La longue domination d’une filiation chinoise de type matrilinéaire et matrilocale devait imposer à l’homme et à la femme chinois la certitude de leur dualité psycho-sexuelle (dépendance égale en importance vis-à-vis de la mère comme du père), disons de sa « bisexualité psychique », et ceci plus fortement que ne le font d’autres cultures, notamment l’Occident chrétien dominé par le modèle patrilinéaire. Trait significatif entre tous, bien que Yin et Yang se combinent dans chacun des deux sexes des deux côtés de la différence sexuelle, cette cohabitation interne n’efface pas la différence externe entre un homme et une femme. Elle favorise au contraire le couple procréateur, tout en accordant à la jouissance féminine une place centrale et une « essence Yin » inépuisable.

   Quant à la langue tonale, qui confère du sens aux intonations antérieures à la courbe syntaxique, elle conserve l’empreinte précoce du lien mère/enfant dans le pacte social par excellence qu’est la communication verbale (parce que tout enfant humain acquiert la mélodie avant la grammaire, mais l’enfant chinois charge ces traces mélodiques archaïques de sens socialisable). La langue chinoise conserve donc, grâce à ses tons, un registre présyntaxique ; présymbolique (signe et syntaxe étant concomitants), préoedipien (même si le système tonal ne se réalise à plein que dans la syntaxe). L’écriture elle-même, imagée à l’origine, puis de plus en plus stylisée, abstraite, idéogrammatique, préserve son caractère évocatif, visuel et gestuel (une mémoire du mouvement est exigible, en plus de la mémoire du sens, pour écrire en chinois). Ces composantes relevant de couches psychiques plus archaïques que celle du sens syntaxique-logique, l’écriture chinoise pourrait être considérée comme un dépôt inconscient sensoriel dont le sujet pensant en chinois ne serait jamais définitivement coupé, et qui est le laboratoire par excellence de ses évolutions, innovations, résurrections.
   Si je m’attarde à ces rappels élémentaires et passablement schématiques, ce n’est pas  pour suggérer quelque hiérarchie de valeurs que ce soit entre les civilisations. Car il est possible de repérer les avantages comme les limites de chacun de ces modèles de structuration psychique que j’ai schématisés.
   Mais je crois nécessaire d’insister sur ce point : sous la pression des techniques productives et reproductives, et de leur emballement virtuel, la complexité du modèle chinois court le risque de se figer en automatisation, combinatoire mécanique faussement adaptative aux « patterns » à la mode, si elle ignorait cette inquiétude de la pensée que la philosophie grecque, puis sa recomposition judéo-chrétienne ont inscrite dans l’intériorité psychique à laquelle prétend l’être parlant européen. Quant au modèle gréco-judéo-chrétien qui, sous sa forme  sécularisée se présente comme le modèle universel de la globalisation, nous n'en connaissons que trop les risques d'égotisme, l'inflation psycho-sexuelle, la perte des « valeurs » et les déplorables conséquences  économiques, financières et sociales qui ont tant de mal à s'autoréguler.

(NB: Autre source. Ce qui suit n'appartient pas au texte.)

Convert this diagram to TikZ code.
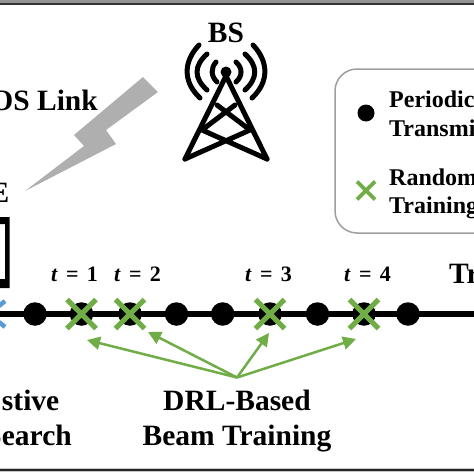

  Jamais la société n’a été aussi privée d’avenir, et jamais l’homme n’a été aussi incapable de pensée. Pourtant, des Instituts Confucius essaiment en France et partout dans le monde, tandis que quelques-uns, en Europe, s’obstinent à croire que nous pouvons arriver à une compréhension mutuelle.
  Les Chinois se tournent vers l’Europe, parce que la richesse de la psyché européenne séduit par ses mythes et ses capacités de sublimation dans l’art de vivre et de penser, par ses expériences esthétiques et sociales aussi. Un désir de France et d'Europe,  et même pour la langue française existe, je l'ai constaté, et quelque minoritaire qu’il soit, son intensité est bien réelle.
Les Français et les Européens de leur côté, et quels que soient leurs lourdeurs, leurs maladresses et leurs faux-pas, prennent au sérieux l’énigme de l’expérience chinoise qu’ils travaillent à déchiffrer.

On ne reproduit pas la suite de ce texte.